Moreover, because there is a provision in the Federal Rules of Civil Procedure allowing an individual to sue as the “next friend” of another, and because the fundamental intent of the lawsuit was to protect livestock animals, there was one additional plaintiff: Helen E. Jones as next friend and “guardian for all livestock animals now and hereafter awaiting slaughter in the United States.”

In other words, in addition to the human plaintiffs themselves, Holzer sued through a human plaintiff on behalf of animal plaintiffs. This innovative—indeed, revolutionary idea—had never been attempted in an American court. Animals—in this case, livestock—through human agency were suing to protect their own rights, albeit by asserting a claim that the federal statute depriving them of those rights violated the Religion Clauses of the Constitution of the United States.

Although the underlying claims dealt with the constitutionality or unconstitutionality of the Javits-Case amendment’s exception to the federal Humane Slaughter Act’s “render insensible” requirement, the threshold issue was “standing to sue.” To understand how the court resolved that question, and the implicit question of whether the livestock animals had such standing, it is necessary to understand the court’s entire opinion.  

It is interesting and significant that in the unanimous Butz three-judge opinion, there was no discussion by the court of standing to sue.
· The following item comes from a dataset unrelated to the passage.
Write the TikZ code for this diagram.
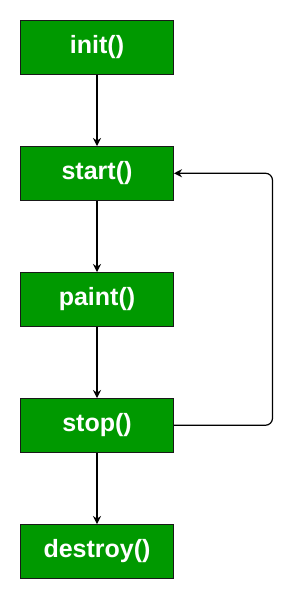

Implicitly, someone among Professor Holzer’s multiple plaintiffs had standing. Moreover, in the Supreme Court’s ruling that the case did not present a “substantial constitutional question,” there was no discussion of standing, implicitly recognizing that someone did.

In Jones v. Beame, Professor Holzer on behalf of ISAR’s Helen Jones and ISAR itself, sued to close the Central Park zoo in New York City because treatment of the animals confined there violated the anti-cruelty statutes of the State of New York. Significantly, the court’s opinion not only avoided the standing to sue problem, but implied that Helen Jones, a resident of New York County and the State of New York, and ISAR, a not-for-profit corporation doing business in New York County and State, did have standing to sue.

Today, there are scores of federal and state cases involving animals pending in trial and appellate courts throughout the United States, presenting issues of experimentation, hunting, farming, sport, education, spay/neuter, breeding, and more. Professor Holzer has advised some of their lawyers, and ISAR has supported some of the cases financially.